Start with the canonical model. Define your minimal entities and events before automating behavior.
Centralize orchestration early. Fewer moving parts make failures visible and fixable.
Design agents as replaceable modules. If a model or connector degrades, swap it without touching business logic.
Invest in summaries and compact context. Token-level fidelity is for models, not for the operator interface.
Plan for operational debt: scheduled audits, schema migrations, and cost reviews must be routine.

What This Means for Operators

Adopting an ai operating system framework is a shift from opportunistic automation to structural capability. For engineers it imposes constraints: clear APIs, event sourcing discipline, and observability. For operators it reduces daily friction and enables compounding: workflows become assets that appreciate as the canonical state grows richer and agents become more specialized.

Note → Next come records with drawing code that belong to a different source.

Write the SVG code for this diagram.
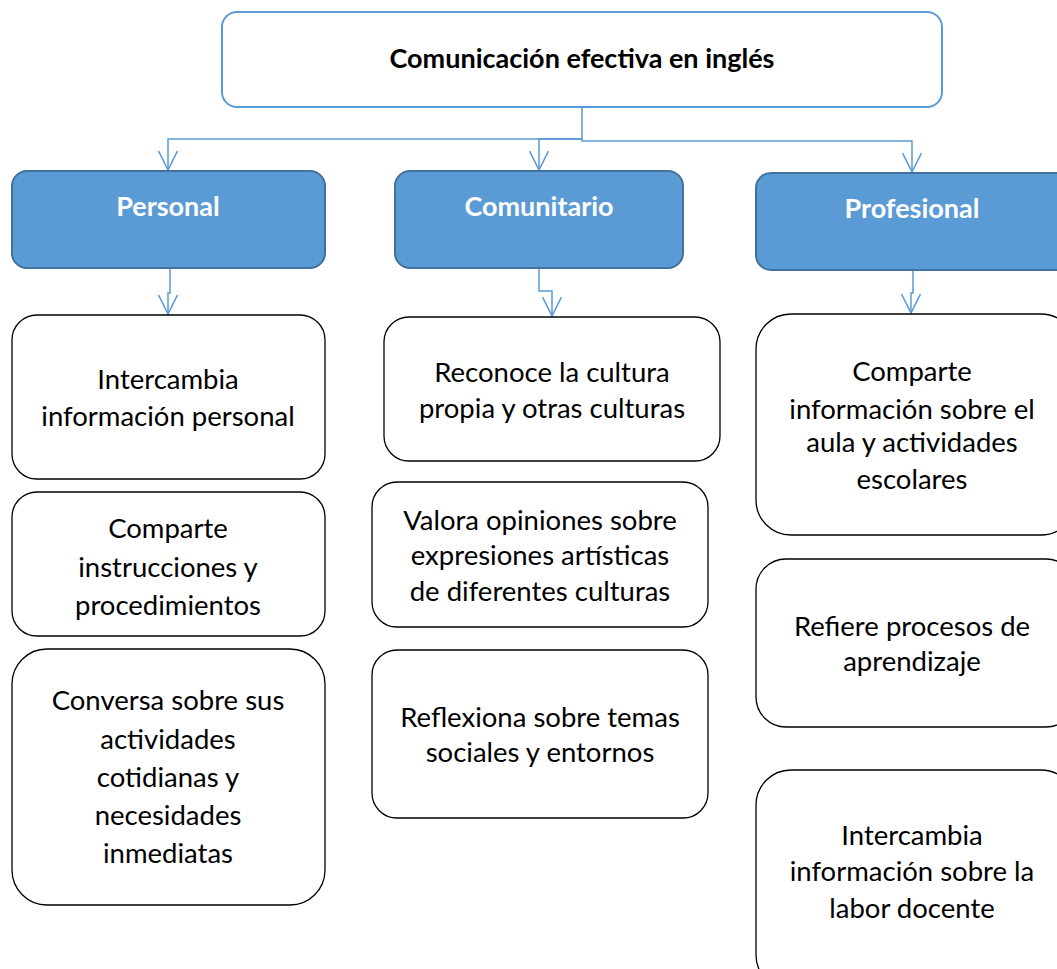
<svg xmlns="http://www.w3.org/2000/svg" width="1057" height="969" viewBox="0 0 1057 969">
<defs>
<marker id="arr" markerWidth="20" markerHeight="20" refX="16" refY="8" orient="auto" markerUnits="userSpaceOnUse" viewBox="0 0 17 16" overflow="visible">
<path d="M0,0 L16,8 L0,16" fill="none" stroke="#5b9bd5" stroke-width="1.3"/>
</marker>
<style>
.top{fill:#fff;stroke:#5b9bd5;stroke-width:2}
.cat{fill:#5b9bd5;stroke:#41719c;stroke-width:2}
.item{fill:#fff;stroke:#000;stroke-width:1.3}
.t{font-family:Lato,"Liberation Sans",sans-serif;font-size:27.5px;fill:#000;text-anchor:middle}
.h{font-family:Lato,"Liberation Sans",sans-serif;font-size:27px;font-weight:bold;fill:#000;text-anchor:middle}
.c{font-family:Lato,"Liberation Sans",sans-serif;font-size:27px;font-weight:bold;fill:#fff;text-anchor:middle}
.ln{fill:none;stroke:#5b9bd5;stroke-width:1.5}
</style>
</defs>
<g id="connectors">
<path class="ln" d="M582,107 V139 H168 V170" marker-end="url(#arr)"/>
<path class="ln" d="M582,139 H539 V170" marker-end="url(#arr)"/>
<path class="ln" d="M582,139 V141 H912 V172" marker-end="url(#arr)"/>
<path class="ln" d="M170,268 V293 H168 V314" marker-end="url(#arr)"/>
<path class="ln" d="M539,268 V291 H552 V316" marker-end="url(#arr)"/>
<path class="ln" d="M913,270 V293 H911 V313" marker-end="url(#arr)"/>
</g>
<g id="root">
<rect class="top" x="222" y="12" width="720" height="95" rx="15"/>
<text class="h" x="582" y="68">Comunicación efectiva en inglés</text>
</g>
<g id="personal">
<rect class="cat" x="12" y="171" width="313" height="97" rx="15"/>
<text class="c" x="168" y="216">Personal</text>
</g>
<g id="comunitario">
<rect class="cat" x="395" y="171" width="288" height="97" rx="15"/>
<text class="c" x="539" y="216">Comunitario</text>
</g>
<g id="profesional">
<rect class="cat" x="756" y="173" width="320" height="97" rx="15"/>
<text class="c" x="912" y="218">Profesional</text>
</g>
<g id="p1">
<rect class="item" x="12" y="315" width="313" height="164" rx="25"/>
<text class="t" x="168" y="389">Intercambia</text>
<text class="t" x="168" y="426">información personal</text>
</g>
<g id="p2">
<rect class="item" x="12" y="492" width="313" height="144" rx="25"/>
<text class="t" x="168" y="538">Comparte</text>
<text class="t" x="168" y="577">instrucciones y</text>
<text class="t" x="168" y="615">procedimientos</text>
</g>
<g id="p3">
<rect class="item" x="12" y="649" width="313" height="256" rx="35"/>
<text class="t" x="168" y="710">Conversa sobre sus</text>
<text class="t" x="168" y="749">actividades</text>
<text class="t" x="168" y="787">cotidianas y</text>
<text class="t" x="168" y="825">necesidades</text>
<text class="t" x="168" y="863">inmediatas</text>
</g>
<g id="c1">
<rect class="item" x="384" y="317" width="336" height="144" rx="25"/>
<text class="t" x="552" y="382">Reconoce la cultura</text>
<text class="t" x="552" y="418">propia y otras culturas</text>
</g>
<g id="c2">
<rect class="item" x="372" y="482" width="336" height="145" rx="25"/>
<text class="t" x="540" y="530">Valora opiniones sobre</text>
<text class="t" x="540" y="565">expresiones artísticas</text>
<text class="t" x="540" y="601">de diferentes culturas</text>
</g>
<g id="c3">
<rect class="item" x="372" y="650" width="336" height="168" rx="25"/>
<text class="t" x="540" y="727">Reflexiona sobre temas</text>
<text class="t" x="540" y="762">sociales y entornos</text>
</g>
<g id="f1">
<rect class="item" x="756" y="314" width="320" height="221" rx="35"/>
<text class="t" x="912" y="381">Comparte</text>
<text class="t" x="912" y="419">información sobre el</text>
<text class="t" x="912" y="452">aula y actividades</text>
<text class="t" x="912" y="489">escolares</text>
</g>
<g id="f2">
<rect class="item" x="756" y="559" width="320" height="168" rx="30"/>
<text class="t" x="912" y="636">Refiere procesos de</text>
<text class="t" x="912" y="671">aprendizaje</text>
</g>
<g id="f3">
<rect class="item" x="756" y="770" width="320" height="220" rx="35"/>
<text class="t" x="912" y="845">Intercambia</text>
<text class="t" x="912" y="881">información sobre la</text>
<text class="t" x="912" y="918">labor docente</text>
</g>
</svg>
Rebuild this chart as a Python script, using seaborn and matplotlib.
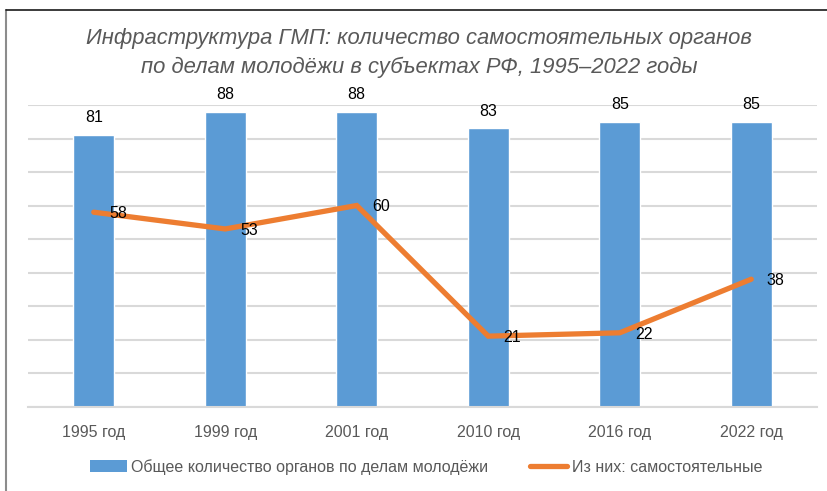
import matplotlib
matplotlib.use("Agg")
import matplotlib.pyplot as plt
import seaborn as sns
import pandas as pd
from matplotlib.lines import Line2D
from matplotlib.patches import Patch

years = ["1995 год", "1999 год", "2001 год", "2010 год", "2016 год", "2022 год"]
total_bodies = [81, 88, 88, 83, 85, 85]
independent_bodies = [58, 53, 60, 21, 22, 38]
title_lines = ["Инфраструктура ГМП: количество самостоятельных органов",
               "по делам молодёжи в субъектах РФ, 1995–2022 годы"]
legend_labels = ["Общее количество органов по делам молодёжи",
                 "Из них: самостоятельные"]

BLUE = "#5B9BD5"
ORANGE = "#ED7D31"
GRID = "#D9D9D9"
TXT = "#595959"

sns.set_theme(style="white")
plt.rcParams["font.family"] = ["Liberation Sans", "DejaVu Sans"]

df = pd.DataFrame({"year": years, "total": total_bodies, "indep": independent_bodies})

fig = plt.figure(figsize=(8.28, 4.91), dpi=100)
ax = fig.add_axes([28 / 828, 1 - 406.5 / 491, (817 - 28) / 828, (406.5 - 105) / 491])

sns.barplot(data=df, x="year", y="total", color=BLUE, saturation=1, width=0.31,
            ax=ax, zorder=2)
sns.pointplot(data=df, x="year", y="indep", color=ORANGE, markers="", errorbar=None,
              linewidth=3.8, ax=ax, zorder=3)
for l in ax.lines:
    l.set_solid_capstyle("round")
    l.set_solid_joinstyle("miter")

ax.set_ylim(0, 90)
ax.set_xlim(-0.5, 5.5)
ax.set_yticks(range(0, 91, 10))
ax.set_yticklabels([])
ax.yaxis.grid(True, color=GRID, linewidth=1.5, zorder=0)
ax.set_axisbelow(True)
ax.tick_params(axis="y", length=0)
ax.tick_params(axis="x", length=0, colors=TXT, labelsize=11.5, pad=13.5)
ax.set_xlabel("")
ax.set_ylabel("")
for s in ["top", "right", "left"]:
    ax.spines[s].set_visible(False)
ax.spines["bottom"].set_color(GRID)
ax.spines["bottom"].set_linewidth(1.5)

ax.bar_label(ax.containers[0], padding=7, fontsize=11.5, color="#000000")
for i, v in enumerate(independent_bodies):
    ax.annotate(str(v), (i, v), xytext=(11, -1), textcoords="offset points",
                ha="left", va="center", fontsize=11.5, color="#000000")

fig.text(0.506, 1 - 53 / 491, "\n".join(title_lines), ha="center", va="center",
         fontsize=15.8, style="italic", color=TXT, linespacing=1.45)

handles = [Patch(facecolor=BLUE, edgecolor="none"),
           Line2D([0], [0], color=ORANGE, linewidth=3.8, solid_capstyle="round")]
fig.legend(handles, legend_labels, loc="center", bbox_to_anchor=(426 / 828, 1 - 467 / 491),
           ncol=2, frameon=False, fontsize=11.5, labelcolor=TXT,
           handlelength=2.3, handleheight=0.75, handletextpad=0.3, columnspacing=2.6)

fig.add_artist(Line2D([6.5 / 828, 6.5 / 828], [0, 1 - 10 / 491], transform=fig.transFigure,
                      color="#8C8C8C", linewidth=1.5))
fig.add_artist(Line2D([6 / 828, 1], [1 - 10 / 491, 1 - 10 / 491], transform=fig.transFigure,
                      color="#1A1A1A", linewidth=1.2))

fig.savefig("out.png", dpi=100)
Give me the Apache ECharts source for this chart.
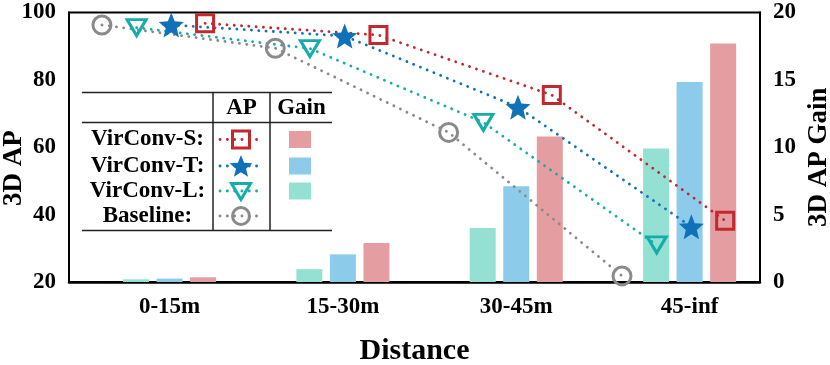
<!DOCTYPE html>
<html>
<head>
<meta charset="utf-8">
<title>3D AP vs Distance</title>
<script src="https://cdn.jsdelivr.net/npm/echarts@6/dist/echarts.min.js"></script>
<style>
    html, body { margin: 0; padding: 0; background: #fff; }
    #chart { width: 830px; height: 365px; }
</style>
</head>
<body>
<div id="chart"></div>
<script>
var categories = ['0-15m', '15-30m', '30-45m', '45-inf'];

// 3D AP, left axis
var apVirConvS = [96.8, 93.3, 75.5, 38.2];
var apVirConvT = [96.3, 93.0, 71.9, 36.4];
var apVirConvL = [95.5, 89.3, 67.4, 31.0];
var apBaseline = [96.3, 89.4, 64.4, 21.8];

// 3D AP gain, right axis
var gainVirConvS = [0.35, 2.9, 10.8, 17.7];
var gainVirConvT = [0.25, 2.05, 7.1, 14.85];
var gainVirConvL = [0.2, 0.95, 4.0, 9.9];

var apTicks = [20, 40, 60, 80, 100];
var gainTicks = [0, 5, 10, 15, 20];

var FONT = '"Liberation Serif", "Times New Roman", serif';
var colors = {
    s: '#c3282e', t: '#0f72b8', l: '#15adab', base: '#8a8a8a',
    barS: '#e49ea1', barT: '#8dcbeb', barL: '#94e1d4'
};
// dotted line: round dots
var DOTS = [0.1, 7.2];

function starPoints(cx, cy, R, r) {
    var pts = [];
    for (var k = 0; k < 10; k++) {
        var a = -Math.PI / 2 + k * Math.PI / 5;
        var rad = k % 2 === 0 ? R : r;
        pts.push([cx + rad * Math.cos(a), cy + rad * Math.sin(a)]);
    }
    return pts;
}
var starSymbol = 'path://' + starPoints(50, 50, 50, 22).map(function (p, k) {
    return (k === 0 ? 'M' : 'L') + p[0].toFixed(2) + ',' + p[1].toFixed(2);
}).join('') + 'Z';

function lineSeries(name, values, offset, color, symbol, extra) {
    var s = {
        name: name,
        type: 'line',
        yAxisIndex: 0,
        z: 5,
        data: values.map(function (v, i) { return [i + offset, v]; }),
        symbol: symbol,
        symbolSize: 17,
        showAllSymbol: true,
        lineStyle: { color: color, width: 2.8, type: DOTS, cap: 'round' },
        itemStyle: { color: 'rgba(0,0,0,0)', borderColor: color, borderWidth: 3 },
        emphasis: { disabled: true }
    };
    for (var key in extra) { s[key] = extra[key]; }
    return s;
}

function barSeries(name, values, color) {
    return {
        name: name,
        type: 'bar',
        yAxisIndex: 1,
        z: 2,
        barWidth: 26,
        barGap: '29%',
        data: values.map(function (v, i) { return [i, v]; }),
        itemStyle: { color: color },
        emphasis: { disabled: true }
    };
}

// table-like legend drawn with graphic elements
function buildLegend() {
    var els = [];
    var x0 = 82, x1 = 332, vx1 = 213, vx2 = 270;
    var yTop = 92.5, yHead = 122.5, yBot = 230.5;
    var lineStyle = { stroke: '#222', lineWidth: 1.5 };
    [yTop, yHead, yBot].forEach(function (y) {
        els.push({ type: 'line', shape: { x1: x0, y1: y, x2: x1, y2: y }, style: lineStyle });
    });
    [vx1, vx2].forEach(function (x) {
        els.push({ type: 'line', shape: { x1: x, y1: yTop, x2: x, y2: yBot }, style: lineStyle });
    });
    function text(str, x, y) {
        els.push({
            type: 'text',
            style: {
                text: str, x: x, y: y, fill: '#000',
                font: 'bold 23px ' + FONT,
                textAlign: 'center', textVerticalAlign: 'middle',
                align: 'center', verticalAlign: 'middle'
            }
        });
    }
    text('AP', 241.5, 108);
    text('Gain', 301.5, 108);

    var apX = 241, gainX = 300;
    var rows = [
        { label: 'VirConv-S:', y: 139.5, color: colors.s, marker: 'square', bar: colors.barS },
        { label: 'VirConv-T:', y: 166, color: colors.t, marker: 'star', bar: colors.barT },
        { label: 'VirConv-L:', y: 191, color: colors.l, marker: 'triangle', bar: colors.barL },
        { label: 'Baseline:', y: 216, color: colors.base, marker: 'circle', bar: null }
    ];
    rows.forEach(function (r) {
        text(r.label, 147.5, r.y);
        els.push({
            type: 'line',
            shape: { x1: apX - 21, y1: r.y, x2: apX + 21, y2: r.y },
            style: { stroke: r.color, lineWidth: 2.8, lineDash: DOTS, lineCap: 'round' }
        });
        var hollow = { fill: 'none', stroke: r.color, lineWidth: 3 };
        if (r.marker === 'square') {
            els.push({ type: 'rect', shape: { x: apX - 8.5, y: r.y - 8.5, width: 17, height: 17 }, style: hollow });
        } else if (r.marker === 'star') {
            els.push({ type: 'polygon', shape: { points: starPoints(apX, r.y + 1, 12, 5.3) }, style: { fill: r.color } });
        } else if (r.marker === 'triangle') {
            els.push({ type: 'polygon', shape: { points: [[apX - 9.5, r.y - 7.5], [apX + 9.5, r.y - 7.5], [apX, r.y + 8.5]] }, style: hollow });
        } else {
            els.push({ type: 'circle', shape: { cx: apX, cy: r.y, r: 8.5 }, style: hollow });
        }
        if (r.bar) {
            els.push({ type: 'rect', shape: { x: gainX - 11, y: r.y - 8.5, width: 22, height: 17 }, style: { fill: r.bar } });
        }
    });
    return { type: 'group', z: 20, children: els };
}

var labelStyle = { color: '#000', fontFamily: FONT, fontWeight: 'bold', fontSize: 23 };
var nameStyle = { color: '#000', fontFamily: FONT, fontWeight: 'bold', fontSize: 27 };

var chart = echarts.init(document.getElementById('chart'), null, { renderer: 'canvas' });
chart.setOption({
    animation: false,
    backgroundColor: '#fff',
    grid: {
        left: 69, right: 70, top: 12.5, bottom: 83,
        show: true, borderColor: '#000', borderWidth: 2,
        outerBoundsMode: 'none'
    },
    xAxis: {
        type: 'value',
        min: -0.58,
        max: 3.406,
        axisLine: { onZero: false, lineStyle: { color: '#000', width: 2.5 } },
        axisTick: { show: false },
        splitLine: { show: false },
        axisLabel: Object.assign({
            margin: 14,
            customValues: [0, 1, 2, 3],
            formatter: function (v) { return categories[Math.round(v)]; }
        }, labelStyle),
        name: 'Distance',
        nameLocation: 'middle',
        nameGap: 54,
        nameMoveOverlap: false,
        nameTextStyle: Object.assign({}, nameStyle, { fontSize: 30 })
    },
    yAxis: [{
        type: 'value',
        min: apTicks[0],
        max: apTicks[apTicks.length - 1],
        interval: apTicks[1] - apTicks[0],
        axisLine: { show: true, onZero: false, lineStyle: { color: '#000', width: 2 } },
        axisTick: { show: false },
        splitLine: { show: false },
        axisLabel: Object.assign({ margin: 13, padding: [5, 0, 0, 0] }, labelStyle),
        name: '3D AP',
        nameLocation: 'middle',
        nameRotate: 90,
        nameGap: 41,
        nameMoveOverlap: false,
        nameTextStyle: Object.assign({ padding: [0, 42, 0, 0] }, nameStyle)
    }, {
        type: 'value',
        position: 'right',
        min: gainTicks[0],
        max: gainTicks[gainTicks.length - 1],
        interval: gainTicks[1] - gainTicks[0],
        axisLine: { show: true, onZero: false, lineStyle: { color: '#000', width: 2 } },
        axisTick: { show: false },
        splitLine: { show: false },
        axisLabel: Object.assign({ margin: 13, padding: [5, 0, 0, 0] }, labelStyle),
        name: '3D AP Gain',
        nameLocation: 'middle',
        nameRotate: 90,
        nameGap: 46,
        nameMoveOverlap: false,
        nameTextStyle: Object.assign({ padding: [0, 20, 0, 0] }, nameStyle)
    }],
    series: [
        barSeries('VirConv-L Gain', gainVirConvL, colors.barL),
        barSeries('VirConv-T Gain', gainVirConvT, colors.barT),
        barSeries('VirConv-S Gain', gainVirConvS, colors.barS),
        lineSeries('Baseline', apBaseline, -0.39, colors.base, 'circle', { symbolSize: 18 }),
        lineSeries('VirConv-L', apVirConvL, -0.19, colors.l, 'triangle', { symbolSize: [19, 16], symbolRotate: 180 }),
        lineSeries('VirConv-T', apVirConvT, 0.01, colors.t, starSymbol, {
            symbolSize: 25,
            itemStyle: { color: colors.t, borderWidth: 0 }
        }),
        lineSeries('VirConv-S', apVirConvS, 0.205, colors.s, 'rect', { symbolSize: 17 })
    ],
    graphic: [buildLegend()]
});
</script>
</body>
</html>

In one line: move from connecting tools to composing capabilities. That composition is the lever that turns models and connectors into ai business partner solutions that scale with the operator, not against them.

Durability trumps cleverness. Systems that prioritize canonical state, clear orchestration, and predictable recovery win in the long run.

Building this architecture is not about finding a perfect vendor or the biggest model. It is about choosing patterns that contain complexity, surface failure modes early, and let a single operator direct a growing digital workforce with confidence.